> _Problem statement_: Keep the pictures out and restate every record exactly.

> _Data extract_:
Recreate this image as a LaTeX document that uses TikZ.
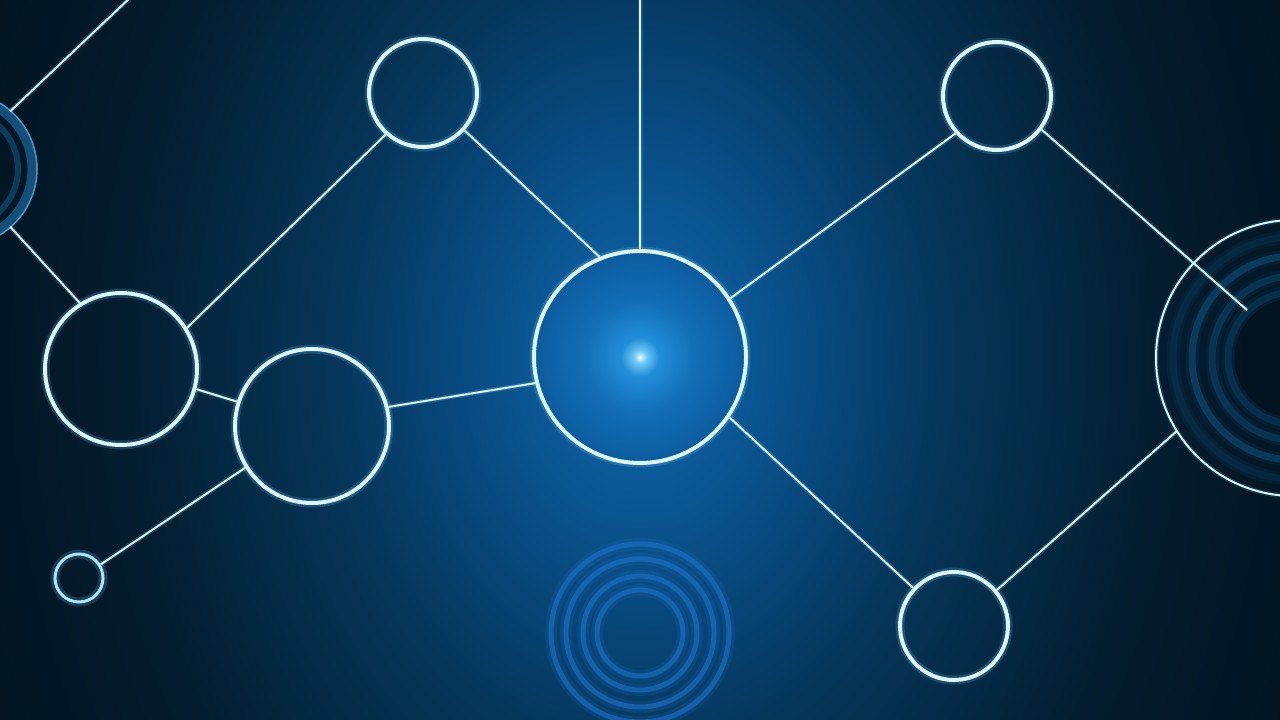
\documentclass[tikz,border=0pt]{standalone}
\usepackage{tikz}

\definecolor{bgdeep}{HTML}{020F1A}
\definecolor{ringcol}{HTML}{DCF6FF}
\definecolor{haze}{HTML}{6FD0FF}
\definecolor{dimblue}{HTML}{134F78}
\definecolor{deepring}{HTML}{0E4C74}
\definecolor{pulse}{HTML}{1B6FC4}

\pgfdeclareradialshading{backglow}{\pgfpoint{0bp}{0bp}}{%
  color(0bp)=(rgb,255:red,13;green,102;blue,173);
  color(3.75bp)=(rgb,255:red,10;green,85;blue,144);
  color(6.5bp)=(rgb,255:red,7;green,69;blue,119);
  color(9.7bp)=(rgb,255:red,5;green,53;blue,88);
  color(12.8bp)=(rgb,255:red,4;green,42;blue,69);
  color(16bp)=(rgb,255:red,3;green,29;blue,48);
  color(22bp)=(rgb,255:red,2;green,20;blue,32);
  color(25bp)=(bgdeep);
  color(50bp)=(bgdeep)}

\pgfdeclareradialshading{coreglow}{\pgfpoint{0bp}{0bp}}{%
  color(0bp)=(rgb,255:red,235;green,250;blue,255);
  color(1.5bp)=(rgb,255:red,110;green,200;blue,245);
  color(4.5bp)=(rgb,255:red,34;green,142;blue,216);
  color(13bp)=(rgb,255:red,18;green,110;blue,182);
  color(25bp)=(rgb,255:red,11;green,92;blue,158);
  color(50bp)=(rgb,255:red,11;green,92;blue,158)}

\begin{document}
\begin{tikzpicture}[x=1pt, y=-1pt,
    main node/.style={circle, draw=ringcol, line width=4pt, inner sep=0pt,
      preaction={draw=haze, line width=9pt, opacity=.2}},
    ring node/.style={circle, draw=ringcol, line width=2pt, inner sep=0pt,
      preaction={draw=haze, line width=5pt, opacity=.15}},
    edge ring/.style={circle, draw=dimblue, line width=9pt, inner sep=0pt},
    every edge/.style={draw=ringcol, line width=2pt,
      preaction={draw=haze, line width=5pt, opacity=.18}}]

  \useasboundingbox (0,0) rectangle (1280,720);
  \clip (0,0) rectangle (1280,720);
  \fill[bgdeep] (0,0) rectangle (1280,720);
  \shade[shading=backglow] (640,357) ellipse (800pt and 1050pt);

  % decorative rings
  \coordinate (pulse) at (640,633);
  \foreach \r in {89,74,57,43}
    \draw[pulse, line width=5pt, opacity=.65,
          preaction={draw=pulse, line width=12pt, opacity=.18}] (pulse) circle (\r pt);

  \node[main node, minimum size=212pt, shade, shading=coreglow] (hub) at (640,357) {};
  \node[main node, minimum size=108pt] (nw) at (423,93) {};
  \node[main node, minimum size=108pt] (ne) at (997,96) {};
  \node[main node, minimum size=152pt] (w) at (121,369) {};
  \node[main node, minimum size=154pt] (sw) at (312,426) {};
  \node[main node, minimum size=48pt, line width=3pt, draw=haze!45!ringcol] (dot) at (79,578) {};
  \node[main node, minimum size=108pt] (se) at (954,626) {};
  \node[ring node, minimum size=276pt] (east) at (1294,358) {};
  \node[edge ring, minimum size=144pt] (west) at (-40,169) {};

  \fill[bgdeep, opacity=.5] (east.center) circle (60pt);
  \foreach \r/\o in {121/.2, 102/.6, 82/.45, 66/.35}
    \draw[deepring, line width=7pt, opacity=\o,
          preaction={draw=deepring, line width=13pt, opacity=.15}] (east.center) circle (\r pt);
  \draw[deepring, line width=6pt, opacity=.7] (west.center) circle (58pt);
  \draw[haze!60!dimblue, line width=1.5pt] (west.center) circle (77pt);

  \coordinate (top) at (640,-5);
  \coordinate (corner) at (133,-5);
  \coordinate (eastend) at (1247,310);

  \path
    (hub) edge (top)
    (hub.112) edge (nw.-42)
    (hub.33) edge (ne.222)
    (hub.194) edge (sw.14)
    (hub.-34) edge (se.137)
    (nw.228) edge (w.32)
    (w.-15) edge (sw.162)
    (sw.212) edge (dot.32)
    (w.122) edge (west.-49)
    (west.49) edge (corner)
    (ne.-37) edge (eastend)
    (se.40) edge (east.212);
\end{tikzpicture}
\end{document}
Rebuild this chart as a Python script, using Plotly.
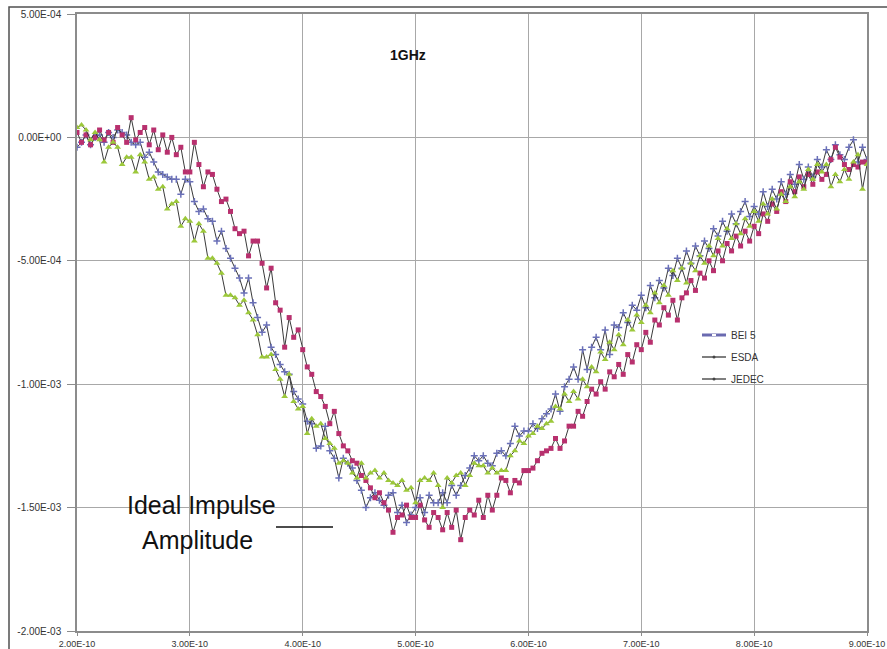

> _Output_:
Recreate this image as a LaTeX document that uses TikZ.
\documentclass[tikz,border=0pt]{standalone}
\usepackage{tikz}

\definecolor{bgdeep}{HTML}{020F1A}
\definecolor{ringcol}{HTML}{DCF6FF}
\definecolor{haze}{HTML}{6FD0FF}
\definecolor{dimblue}{HTML}{134F78}
\definecolor{deepring}{HTML}{0E4C74}
\definecolor{pulse}{HTML}{1B6FC4}

\pgfdeclareradialshading{backglow}{\pgfpoint{0bp}{0bp}}{%
  color(0bp)=(rgb,255:red,13;green,102;blue,173);
  color(3.75bp)=(rgb,255:red,10;green,85;blue,144);
  color(6.5bp)=(rgb,255:red,7;green,69;blue,119);
  color(9.7bp)=(rgb,255:red,5;green,53;blue,88);
  color(12.8bp)=(rgb,255:red,4;green,42;blue,69);
  color(16bp)=(rgb,255:red,3;green,29;blue,48);
  color(22bp)=(rgb,255:red,2;green,20;blue,32);
  color(25bp)=(bgdeep);
  color(50bp)=(bgdeep)}

\pgfdeclareradialshading{coreglow}{\pgfpoint{0bp}{0bp}}{%
  color(0bp)=(rgb,255:red,235;green,250;blue,255);
  color(1.5bp)=(rgb,255:red,110;green,200;blue,245);
  color(4.5bp)=(rgb,255:red,34;green,142;blue,216);
  color(13bp)=(rgb,255:red,18;green,110;blue,182);
  color(25bp)=(rgb,255:red,11;green,92;blue,158);
  color(50bp)=(rgb,255:red,11;green,92;blue,158)}

\begin{document}
\begin{tikzpicture}[x=1pt, y=-1pt,
    main node/.style={circle, draw=ringcol, line width=4pt, inner sep=0pt,
      preaction={draw=haze, line width=9pt, opacity=.2}},
    ring node/.style={circle, draw=ringcol, line width=2pt, inner sep=0pt,
      preaction={draw=haze, line width=5pt, opacity=.15}},
    edge ring/.style={circle, draw=dimblue, line width=9pt, inner sep=0pt},
    every edge/.style={draw=ringcol, line width=2pt,
      preaction={draw=haze, line width=5pt, opacity=.18}}]

  \useasboundingbox (0,0) rectangle (1280,720);
  \clip (0,0) rectangle (1280,720);
  \fill[bgdeep] (0,0) rectangle (1280,720);
  \shade[shading=backglow] (640,357) ellipse (800pt and 1050pt);

  % decorative rings
  \coordinate (pulse) at (640,633);
  \foreach \r in {89,74,57,43}
    \draw[pulse, line width=5pt, opacity=.65,
          preaction={draw=pulse, line width=12pt, opacity=.18}] (pulse) circle (\r pt);

  \node[main node, minimum size=212pt, shade, shading=coreglow] (hub) at (640,357) {};
  \node[main node, minimum size=108pt] (nw) at (423,93) {};
  \node[main node, minimum size=108pt] (ne) at (997,96) {};
  \node[main node, minimum size=152pt] (w) at (121,369) {};
  \node[main node, minimum size=154pt] (sw) at (312,426) {};
  \node[main node, minimum size=48pt, line width=3pt, draw=haze!45!ringcol] (dot) at (79,578) {};
  \node[main node, minimum size=108pt] (se) at (954,626) {};
  \node[ring node, minimum size=276pt] (east) at (1294,358) {};
  \node[edge ring, minimum size=144pt] (west) at (-40,169) {};

  \fill[bgdeep, opacity=.5] (east.center) circle (60pt);
  \foreach \r/\o in {121/.2, 102/.6, 82/.45, 66/.35}
    \draw[deepring, line width=7pt, opacity=\o,
          preaction={draw=deepring, line width=13pt, opacity=.15}] (east.center) circle (\r pt);
  \draw[deepring, line width=6pt, opacity=.7] (west.center) circle (58pt);
  \draw[haze!60!dimblue, line width=1.5pt] (west.center) circle (77pt);

  \coordinate (top) at (640,-5);
  \coordinate (corner) at (133,-5);
  \coordinate (eastend) at (1247,310);

  \path
    (hub) edge (top)
    (hub.112) edge (nw.-42)
    (hub.33) edge (ne.222)
    (hub.194) edge (sw.14)
    (hub.-34) edge (se.137)
    (nw.228) edge (w.32)
    (w.-15) edge (sw.162)
    (sw.212) edge (dot.32)
    (w.122) edge (west.-49)
    (west.49) edge (corner)
    (ne.-37) edge (eastend)
    (se.40) edge (east.212);
\end{tikzpicture}
\end{document}
Rebuild this chart as a Python script, using Plotly.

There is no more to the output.